Squid Ink Brings Nimble Lips, Noble Tongue

3 sheeps

When Black IPAs started to become a “thing,” Grant Pauly wanted to get his brewery on board. The problem for him, a huge hop fan, was keeping a true IPA flavor.

“It always bugged me. I’ve had Black IPAs, and some are very tasty, but the idea of taking these gorgeous hops and then putting roasted malt on top of them just didn’t sit well,” said the founder of 3 Sheeps in Sheyboygan, Wisconsin. “Just call those a hoppy Porters and I would be completely fine with it.

“It just seemed weird.”

Not wanting to give a beer a dye job with basic food coloring, Pauly’s wife happened across the answer, helping end a three-year search.

A year ago, she had black pasta at an authentic Italian restaurant in Chicago. The dark noodles became that way because of squid ink.


“On a lark I put [squid ink] in Google and the number one result was Amazon.com,” Pauly explained of how he tracked down the odd, but edible, substance.

He bought a little jar of it and made a Firkin with the brewery’s IPA.

“It turned out pretty well,” he said. “I have pants that are ruined forever while we were playing with this thing.”

The squid ink isn’t just a smoke screen for a cephalopod. It makes humans weary about the look of a milky black pour with an off-white/gray head. Looks aside, Pauly swears by the taste factor.

“What finally sold me on it is that it’s very briny and salty and that type of salt enhances hop profiles,” he said.

Opening a bottle gives off a whiff of ocean, he said. The pour may be off putting, but a blind taste test among the 3 Sheeps crew proved otherwise. “They all picked squid ink as a hoppier version,” he said. “So I realized that I found my product and it gave me the black effect and it made more of what I love about an IPA and that’s the hops.”

Pauly uses he same grain bill 3 Sheeps uses for its Really Cool Waterslides IPA, but it reconfigured the hop bill to remove the citrus, fruity notes and instead inserted Simcoe for an earthier, piney flavor.

“I wanted to give hops the first billing on this thing,” he said. “I wanted to play more to the squid ink. There is a light hint of brine, much like at the end of eating an oyster.”

The beer — a 14-barrel batch that produced about 200 cases of bombers — was released at the beginning of September.

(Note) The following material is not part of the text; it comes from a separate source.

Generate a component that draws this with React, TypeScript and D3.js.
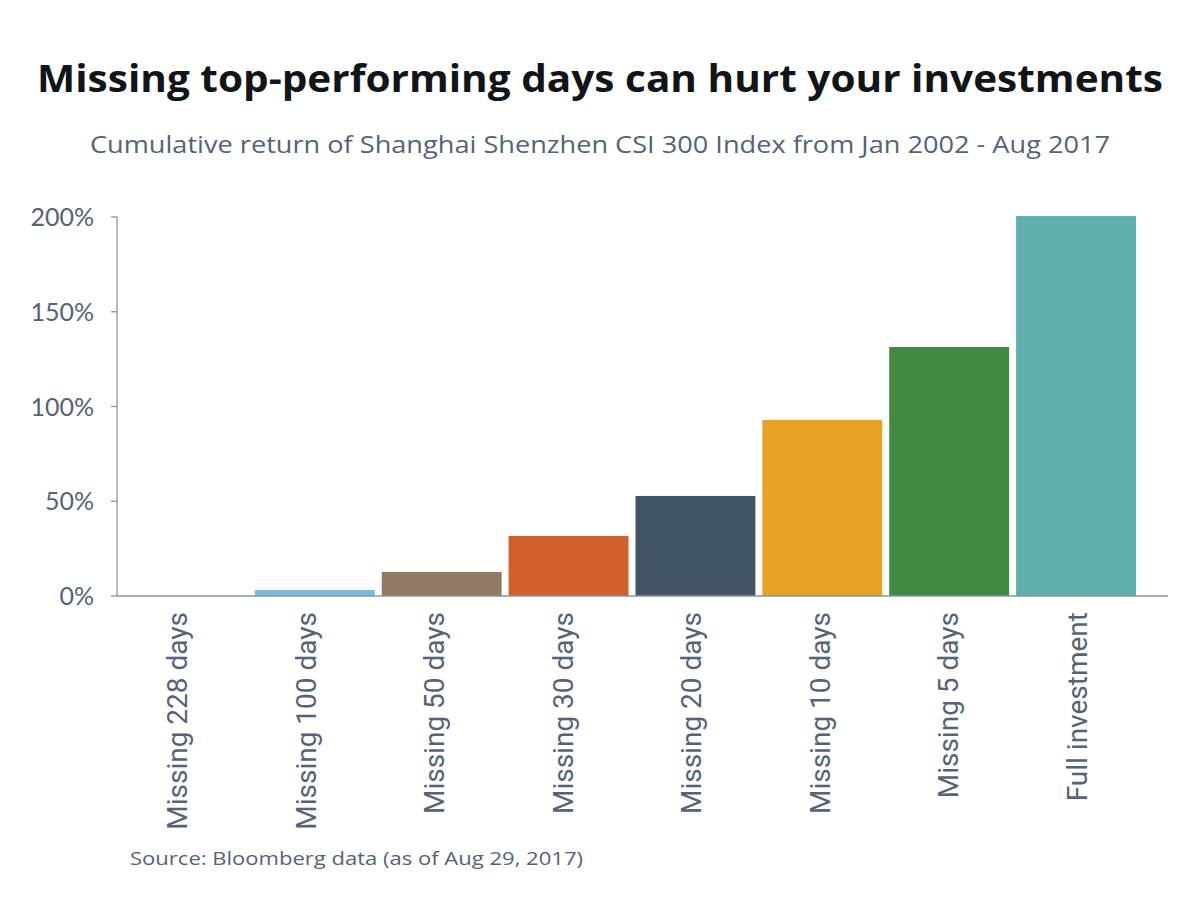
import React from "react";
import * as d3 from "d3";

// Cumulative return (%) of the CSI 300 index for each scenario
const categories = [
  "Missing 228 days",
  "Missing 100 days",
  "Missing 50 days",
  "Missing 30 days",
  "Missing 20 days",
  "Missing 10 days",
  "Missing 5 days",
  "Full investment",
];
const returns = [0, 3.2, 12.7, 31.7, 52.8, 92.9, 131.4, 200.5];
const palette = [
  "#7ab9e0",
  "#7ab9e0",
  "#927966",
  "#d2602a",
  "#415566",
  "#e7a125",
  "#418840",
  "#60afaf",
];
const yTicks = [0, 50, 100, 150, 200];

const W = 1200;
const H = 900;
const axisLeft = 117;
const axisRight = 1168;
const plotTop = 217;
const plotBottom = 596;

const TEXT = "#566277";
const AXIS = "#8d949f";
const SANS = "'Open Sans', Lato, sans-serif";

export default function App() {
  const x = d3
    .scaleBand<string>()
    .domain(categories)
    .range([124.5, 1139.5])
    .paddingInner(7 / 127)
    .paddingOuter(3.5 / 127);

  const labelX = d3.scalePoint<string>().domain(categories).range([187, 1087]);

  const y = d3.scaleLinear().domain([0, 200]).range([plotBottom, plotTop]);

  return (
    <svg
      width={W}
      height={H}
      viewBox={`0 0 ${W} ${H}`}
      style={{ display: "block", position: "absolute", left: 0, top: 0, background: "#fff" }}
    >
      <text
        x={W / 2}
        y={92}
        textAnchor="middle"
        fontFamily={SANS}
        fontWeight={700}
        fontSize={38}
        fill="#111418"
        textLength={1126}
        lengthAdjust="spacingAndGlyphs"
      >
        Missing top-performing days can hurt your investments
      </text>
      <text
        x={W / 2}
        y={153}
        textAnchor="middle"
        fontFamily={SANS}
        fontSize={23}
        fill={TEXT}
        textLength={1020}
        lengthAdjust="spacingAndGlyphs"
      >
        Cumulative return of Shanghai Shenzhen CSI 300 Index from Jan 2002 - Aug 2017
      </text>

      {/* bars */}
      {categories.map((c, i) => {
        const v = returns[i];
        const top = y(Math.max(0, v));
        const h = Math.abs(y(v) - y(0));
        return (
          <rect
            key={c}
            x={x(c)}
            y={top}
            width={x.bandwidth()}
            height={h}
            fill={palette[i]}
          />
        );
      })}

      {/* y axis */}
      <line x1={axisLeft} x2={axisLeft} y1={plotTop} y2={plotBottom} stroke={AXIS} strokeWidth={1.3} />
      {yTicks.map((t) => (
        <g key={t}>
          <line x1={axisLeft - 6} x2={axisLeft} y1={y(t)} y2={y(t)} stroke={AXIS} strokeWidth={1.3} />
          <text
            x={94}
            y={y(t)}
            dy="0.36em"
            textAnchor="end"
            fontFamily="Lato, 'Open Sans', sans-serif"
            fontSize={25}
            fill={TEXT}
          >
            {`${t}%`}
          </text>
        </g>
      ))}

      {/* x axis */}
      <line x1={axisLeft} x2={axisRight} y1={plotBottom} y2={plotBottom} stroke={AXIS} strokeWidth={1.5} />
      {categories.map((c) => (
        <text
          key={c}
          transform={`translate(${labelX(c)},612) rotate(-90)`}
          textAnchor="end"
          fontFamily="Roboto, 'Open Sans', sans-serif"
          fontSize={28}
          fill={TEXT}
        >
          {c}
        </text>
      ))}

      <text
        x={130}
        y={865}
        fontFamily={SANS}
        fontSize={19}
        fill={TEXT}
        textLength={453}
        lengthAdjust="spacingAndGlyphs"
      >
        Source: Bloomberg data (as of Aug 29, 2017)
      </text>
    </svg>
  );
}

“It’s got some character to it,” Pauly said. “Luckily we have good people in the craft community that are willing to give it a try. And they like it by and large.”

It’s the third release in the brewery’s “Nimble Lips, Noble Tongue” series. Pauly said they plan to work on a Brett and a limestone rock ale made in the classic Stein fashion for the future of the series.

“It was fun to do,” Pauly said. “There are so many breweries out there that try to be creative and try to go for that shock-and-awe value. Which is great. For me, I would rather take an ingredient that you don’t think of putting in a beer and enhancing it and making it still drinkable. That’s where I get my kicks.”